How many more times in my life am I going to have to sit and watch a non-profit board destroy a piece of software, stagnate a piece of software or fumble a market dominance position, you'd have think we'd have learnt from Mozilla that it just doesn't seem to work.
Vision, talent and accountability to success builds real change in technology, not the sort of at best navel gazing academics and at worst outright leeches who are attracted to non-profit boards.
Not to say that nonprofits are flawless, but they do seem to turn out stuff that's pretty important sometimes even when surrounded by for-profit competitors.
The specific mix of profit and non-profit motives in this particular organization is confusing though, looking at it from the outside.
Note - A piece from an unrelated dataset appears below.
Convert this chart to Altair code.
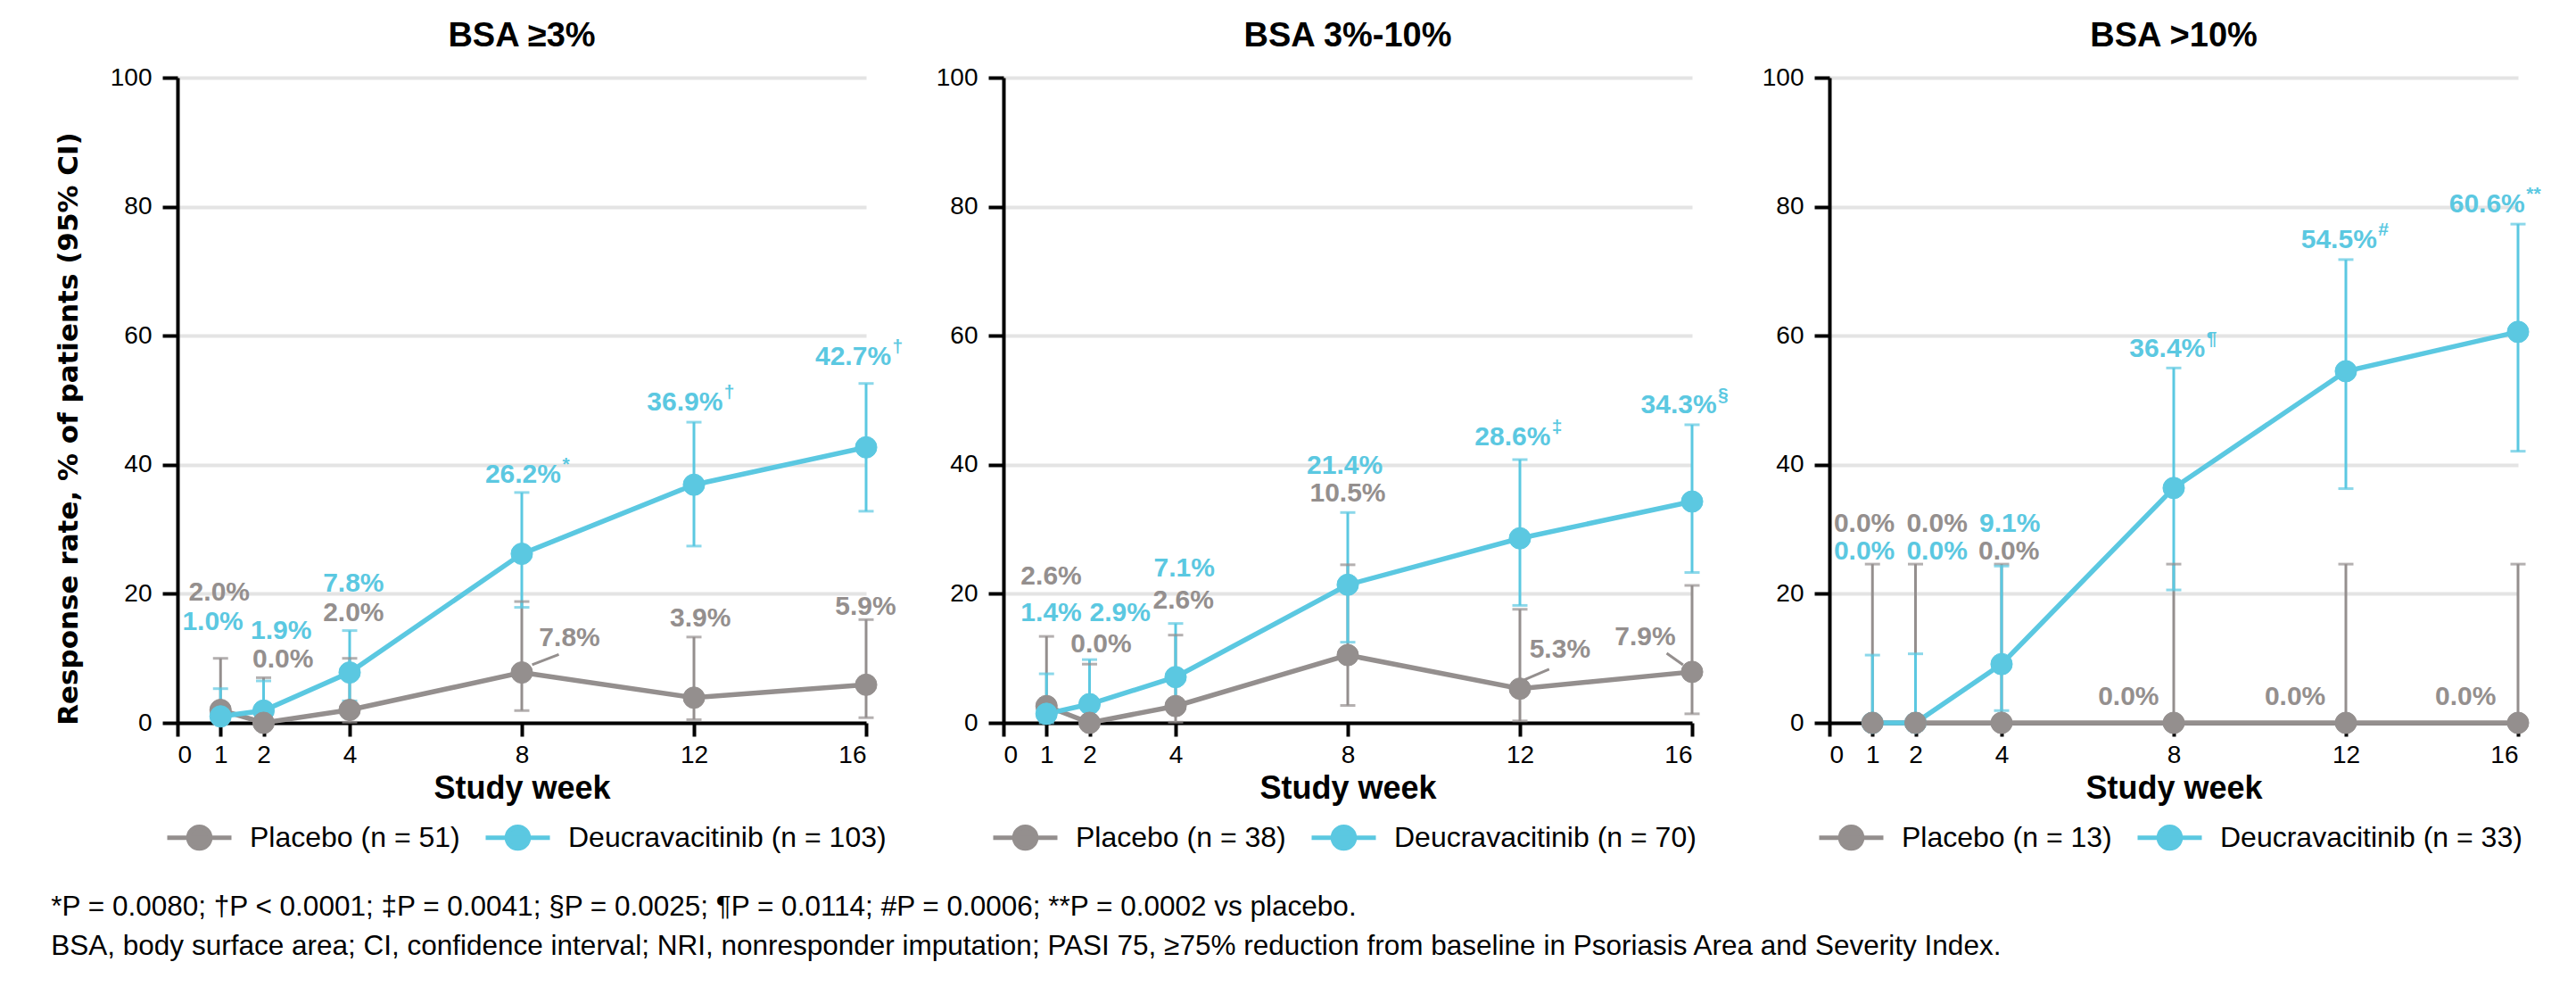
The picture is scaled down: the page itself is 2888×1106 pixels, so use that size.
import altair as alt
import pandas as pd

# ---- data -------------------------------------------------------------
weeks = [1, 2, 4, 8, 12, 16]
panel_titles = ["BSA ≥3%", "BSA 3%-10%", "BSA >10%"]
placebo_n = [51, 38, 13]
deucra_n = [103, 70, 33]

# PASI 75 response rate (%) and 95% CI bounds per subgroup
placebo_rate = [
    [2.0, 0.0, 2.0, 7.8, 3.9, 5.9],
    [2.6, 0.0, 2.6, 10.5, 5.3, 7.9],
    [0.0, 0.0, 0.0, 0.0, 0.0, 0.0],
]
placebo_lo = [
    [0.1, 0.0, 0.1, 1.9, 0.5, 0.8],
    [0.1, 0.0, 0.1, 2.7, 0.3, 1.4],
    [0.0, 0.0, 0.0, 0.0, 0.0, 0.0],
]
placebo_hi = [
    [10.0, 7.0, 10.0, 18.8, 13.3, 16.0],
    [13.4, 9.1, 13.6, 24.5, 17.6, 21.3],
    [24.6, 24.6, 24.6, 24.6, 24.6, 24.6],
]
deucra_rate = [
    [1.0, 1.9, 7.8, 26.2, 36.9, 42.7],
    [1.4, 2.9, 7.1, 21.4, 28.6, 34.3],
    [0.0, 0.0, 9.1, 36.4, 54.5, 60.6],
]
deucra_lo = [
    [0.0, 0.2, 3.4, 17.9, 27.4, 32.8],
    [0.0, 0.3, 2.4, 12.5, 18.2, 23.3],
    [0.0, 0.0, 1.9, 20.6, 36.3, 42.1],
]
deucra_hi = [
    [5.3, 6.5, 14.3, 35.7, 46.6, 52.6],
    [7.6, 9.8, 15.4, 32.6, 40.8, 46.2],
    [10.5, 10.7, 24.3, 55.0, 71.8, 77.3],
]
deucra_marks = [
    ["", "", "", "*", "†", "†"],
    ["", "", "", "", "‡", "§"],
    ["", "", "", "¶", "#", "**"],
]

footnote = [
    "*P = 0.0080; †P < 0.0001; ‡P = 0.0041; §P = 0.0025; ¶P = 0.0114; #P = 0.0006; **P = 0.0002 vs placebo.",
    "BSA, body surface area; CI, confidence interval; NRI, nonresponder imputation; "
    "PASI 75, ≥75% reduction from baseline in Psoriasis Area and Severity Index.",
]

# ---- label placement (week, % units) ----------------------------------
placebo_label_x = [
    [0.97, 2.45, 4.09, 9.11, 12.15, 15.99],
    [1.11, 2.27, 4.18, 8.0, 12.93, 14.91],
    [0.81, 2.5, 4.17, 6.95, 10.82, 14.78],
]
placebo_label_y = [
    [20.2, 9.8, 17.0, 13.1, 16.2, 18.0],
    [22.7, 12.2, 19.0, 35.5, 11.4, 13.3],
    [30.8, 30.8, 26.6, 4.0, 4.0, 4.0],
]
deucra_label_x = [
    [0.82, 2.41, 4.09, 8.03, 11.79, 15.7],
    [1.11, 2.71, 4.2, 7.93, 11.83, 15.69],
    [0.81, 2.5, 4.19, 7.85, 11.84, 15.28],
]
deucra_label_y = [
    [15.6, 14.2, 21.6, 38.5, 49.6, 56.7],
    [17.0, 17.0, 23.9, 39.9, 44.2, 49.2],
    [26.6, 26.6, 30.8, 58.0, 74.8, 80.3],
]
# connector lines from a point to its displaced label: (x, y, x2, y2)
leaders = [
    [(8.24, 9.0, 8.86, 10.6)],
    [(12.11, 6.7, 12.68, 8.3), (15.41, 10.8, 15.79, 9.0)],
    [],
]

# ---- style ------------------------------------------------------------
GRAY = "#948f8e"
BLUE = "#5bc8e1"
SANS = "Liberation Sans, Arial, sans-serif"
W, H = 772, 723
# legend glyph: a short line with a dot in the middle
LEGEND_GLYPH = "M-1,0H1M-0.34,0A0.34,0.34,0,1,1,0.34,0A0.34,0.34,0,1,1,-0.34,0Z"

x_scale = alt.Scale(domain=[0, 16], nice=False, zero=False)
y_scale = alt.Scale(domain=[0, 100], nice=False)


def panel(i):
    names = [f"Placebo (n = {placebo_n[i]})", f"Deucravacitinib (n = {deucra_n[i]})"]
    series = [
        (placebo_rate[i], placebo_lo[i], placebo_hi[i], placebo_label_x[i],
         placebo_label_y[i], [""] * len(weeks), GRAY, 0.01),
        (deucra_rate[i], deucra_lo[i], deucra_hi[i], deucra_label_x[i],
         deucra_label_y[i], deucra_marks[i], BLUE, 0.0),
    ]
    recs = []
    for k, (rate, lo, hi, lx, ly, marks, hexc, tie) in enumerate(series):
        for j, w in enumerate(weeks):
            recs.append(dict(series=names[k], hexc=hexc, week=w, rate=rate[j],
                             lo=lo[j], hi=hi[j], lx=lx[j], ly=ly[j],
                             label=f"{rate[j]:.1f}%", mark=marks[j],
                             z=-rate[j] + tie))
    df = pd.DataFrame(recs)

    x_axis = alt.Axis(values=[0, 1, 2, 4, 8, 12, 16], format="d", grid=False,
                      tickSize=15, labelPadding=7, titlePadding=6,
                      titleFont=SANS, titleFontSize=36, titleFontWeight="bold")
    y_axis = alt.Axis(values=[0, 20, 40, 60, 80, 100], format="d", grid=True,
                      tickSize=17, labelPadding=12,
                      titleFont="DejaVu Sans", titleFontSize=31,
                      titleFontWeight="bold", titlePadding=30, titleY=393)
    y_title = "Response rate, % of patients (95% CI)" if i == 0 else None

    def X(field):
        return alt.X(field, type="quantitative", scale=x_scale, axis=x_axis,
                     title="Study week")

    def Y(field):
        return alt.Y(field, type="quantitative", scale=y_scale, axis=y_axis,
                     title=y_title)

    base = alt.Chart(df)
    color_scale = alt.Scale(domain=names, range=[GRAY, BLUE])
    legend = alt.Legend(
        title=None, orient="none", legendX=-14, legendY=H + 90,
        direction="horizontal", symbolType=LEGEND_GLYPH, symbolSize=5184,
        symbolStrokeWidth=5, symbolOpacity=1, labelFont=SANS,
        labelFontSize=32, labelColor="black", labelOffset=18,
        columnPadding=18, labelLimit=0,
    )

    bars = base.mark_rule(strokeWidth=3).encode(
        x=X("week"), y=Y("lo"), y2="hi:Q",
        color=alt.Color("hexc:N", scale=None),
    )
    caps = base.transform_fold(["lo", "hi"], as_=["end", "val"]).mark_tick(
        orient="horizontal", size=17, thickness=3
    ).encode(x=X("week"), y=Y("val"), color=alt.Color("hexc:N", scale=None))
    lines = base.mark_line(strokeWidth=5.5).encode(
        x=X("week"), y=Y("rate"), detail="series:N",
        color=alt.Color("hexc:N", scale=None), order="week:Q",
    )
    layers = [bars, caps, lines]

    if leaders[i]:
        ldf = pd.DataFrame(leaders[i], columns=["x1", "y1", "x2", "y2"])
        layers.append(
            alt.Chart(ldf).mark_rule(strokeWidth=3, color=GRAY).encode(
                x=X("x1"), y=Y("y1"), x2="x2:Q", y2="y2:Q"
            )
        )

    points = base.mark_point(filled=True, size=580, strokeWidth=1,
                             opacity=1, shape="circle").encode(
        x=X("week"), y=Y("rate"),
        fill=alt.Fill("series:N", scale=color_scale, legend=legend),
        stroke=alt.Stroke("series:N", scale=color_scale, legend=legend),
        order=alt.Order("z:Q"),
    )
    labels = base.mark_text(font=SANS, fontSize=30, fontWeight="bold",
                            align="center", baseline="middle").encode(
        x=X("lx"), y=Y("ly"), text="label:N",
        color=alt.Color("hexc:N", scale=None),
    )
    sups = base.transform_filter("datum.mark != ''").mark_text(
        font=SANS, fontSize=21, fontWeight="bold", align="left",
        baseline="middle", dx=44, dy=-11,
    ).encode(x=X("lx"), y=Y("ly"), text="mark:N",
             color=alt.Color("hexc:N", scale=None))
    layers += [points, labels, sups]

    return alt.layer(*layers).properties(
        width=W, height=H,
        title=alt.TitleParams(panel_titles[i], font=SANS, fontSize=38,
                              fontWeight="bold", color="black",
                              anchor="middle", baseline="alphabetic",
                              offset=-17),
    )


chart = (
    alt.hconcat(panel(0), panel(1), panel(2), spacing=154, bounds="flush")
    .resolve_scale(fill="independent", stroke="independent")
    .resolve_legend(fill="independent", stroke="independent")
    .properties(
        title=alt.TitleParams(footnote, orient="bottom", anchor="start",
                              font=SANS, fontSize=31.5, fontWeight="normal",
                              color="black", lineHeight=44, baseline="top",
                              offset=40, dx=-4),
        padding={"left": 57, "right": 8, "top": 22, "bottom": 10},
        background="white",
    )
    .configure_view(stroke=None)
    .configure_axis(
        labelFont=SANS, labelFontSize=28, labelColor="black",
        domainColor="black", domainWidth=4, tickColor="black", tickWidth=4,
        gridColor="#e4e4e4", gridWidth=4, titleColor="black",
    )
)

chart.save("out.html", embed_options={"renderer": "svg", "actions": False})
A for-profit corporation has accountability to its shareholders. If you're a shareholder, you can sell your shares. If enough people are willing to sell their shares at a low enough price, someone will come long and buy a majority of the shares and take over the company, maybe liquidating it. If something egregious enough happens, you might even be able to sue the company or the officers for a breach of fiduciary duty. Either way, the way to stay employed is to make money. If you make enough money, purely money-interested people will be willing to buy the shares of those who have other interests for a high price. For-profit corporations have an incentive to be as good as possible at making money.
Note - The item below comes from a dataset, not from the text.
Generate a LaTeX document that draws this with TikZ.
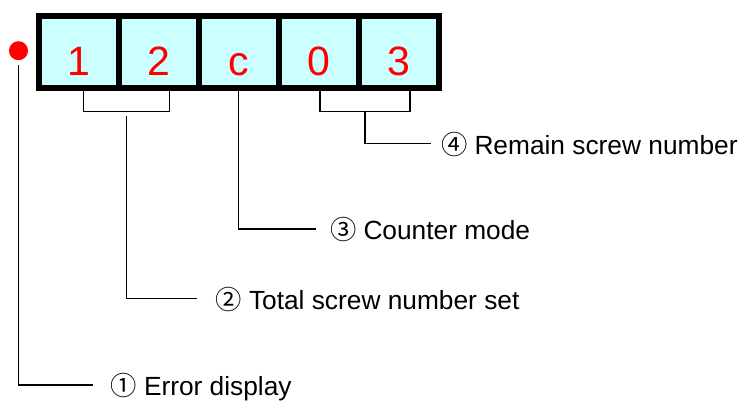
\documentclass[tikz,border=0pt]{standalone}
\usepackage{fontspec}
\setmainfont{Liberation Sans}
\newfontfamily\circfont{Noto Sans CJK SC}
\definecolor{cellfill}{HTML}{CCFFFF}
\definecolor{digitred}{HTML}{FF0000}
\begin{document}
\begin{tikzpicture}[x=1pt,y=-1pt,
  cell/.style={draw=black,line width=5.7pt,fill=cellfill,minimum width=80pt,minimum height=71.6pt,inner sep=0pt},
  digit/.style={text=digitred,font=\fontsize{41}{41}\selectfont,inner sep=0pt,anchor=base},
  lab/.style={font=\fontsize{26.3}{26.3}\selectfont,inner sep=0pt,anchor=base west},
  conn/.style={line width=1.4pt,draw=black},
  brk/.style={line width=1.4pt,draw=black}]
\useasboundingbox (0,0) rectangle (746,402);
% cells
\node[cell] (c1) at (78.7,52) {};
\node[cell] (c2) at (158.7,52) {};
\node[cell] (c3) at (238.7,52) {};
\node[cell] (c4) at (318.7,52) {};
\node[cell] (c5) at (398.7,52) {};
\node[digit] (d1) at (78.7,75) {1};
\node[digit] (d2) at (158.7,75) {2};
\node[digit] (d3) at (238.7,75) {c};
\node[digit] (d4) at (318.7,75) {0};
\node[digit] (d5) at (398.7,75) {3};
% red dot
\node[circle,fill=digitred,minimum size=19pt,inner sep=0pt] (dot) at (18.5,50.7) {};
% brackets
\coordinate (b1a) at (83.3,90.5);
\coordinate (b1b) at (169.3,90.5);
\coordinate (b1m) at (126.3,116);
\draw[brk] (b1a) |- (126.3,111.7) -| (b1b);
\coordinate (b2a) at (320,90.5);
\coordinate (b2b) at (410,90.5);
\coordinate (b2m) at (365,111.7);
\draw[brk] (b2a) |- (b2m) -| (b2b);
% labels
\node[lab] (l4) at (441,154) {{\circfont ④}\hspace{7pt}Remain screw number};
\node[lab] (l3) at (330,239.3) {{\circfont ③}\hspace{7pt}Counter mode};
\node[lab] (l2) at (215.5,309.2) {{\circfont ②}\hspace{7pt}Total screw number set};
\node[lab] (l1) at (110.5,395.5) {{\circfont ①}\hspace{7pt}Error display};
% connectors
\draw[conn] (b2m) |- ([xshift=-10pt,yshift=10.5pt]l4.base west);
\draw[conn] (c3.south) |- ([xshift=-14pt,yshift=10.5pt]l3.base west);
\draw[conn] (b1m) |- ([xshift=-18.5pt,yshift=10.5pt]l2.base west);
\draw[conn] ([yshift=-5pt]dot.south) |- ([xshift=-17.5pt,yshift=10.5pt]l1.base west);
\end{tikzpicture}
\end{document}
A not-for-profit theoretically has accountability to the board, who aren't really accountable to anyone. They can be sued, but only if they do an extremely and formally bad job. The only thing that weeds out bad non-profits is donors.
It seems like there needs to be another type of organization, that can have objectives other than making money, where market forces still cause it to do as good a job as possible at that mission.
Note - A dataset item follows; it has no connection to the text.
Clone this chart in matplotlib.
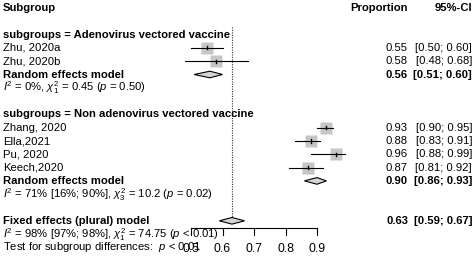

You're saying this while the top thread on HN at the same time is how Firefox is artificially slowed down on Youtube lol. That is why they lost market share. Not because they lack the incentive to shove ads in your face, but because companies that run the internet also run Firefox's competition.
Firefox is objectivele fine. Linux is fine, openAI as a research institute would be fine. They aren't stagnant, they're being gutted or undermined by competitors that will not see them succeed.
And who looks out for all of the other stakeholders who don't own shares?
Well, in the US you can have a benefit corporation, or else certification as a "B Corp", which I just learned are different things while googling it to put a link here. Previously my impression was that "B Corp" was a legal status, but that's wrong, it's a certification by a nonprofit. In the US, a benefit corporation has a separate legal status as "a type of for-profit corporate entity whose goals include making a positive impact on society."
Both are kind of a niche thing still. I've seen a few "B Corp" logos among sustainable food companies, like King Arthur flour.
https://en.m.wikipedia.org/wiki/B_Corporation_(certification...
> Wikimedia Foundation
Please look into the financials of what these organizations actually spend their money on. You're just making huge assumptions that "non-profit = good" and that view of the world will soon come crashing down when you look into those two entities.
As you read the Mozilla ones please repeat to yourself out loud "They had 32% percent of the market share in 2010", just to really drive it home.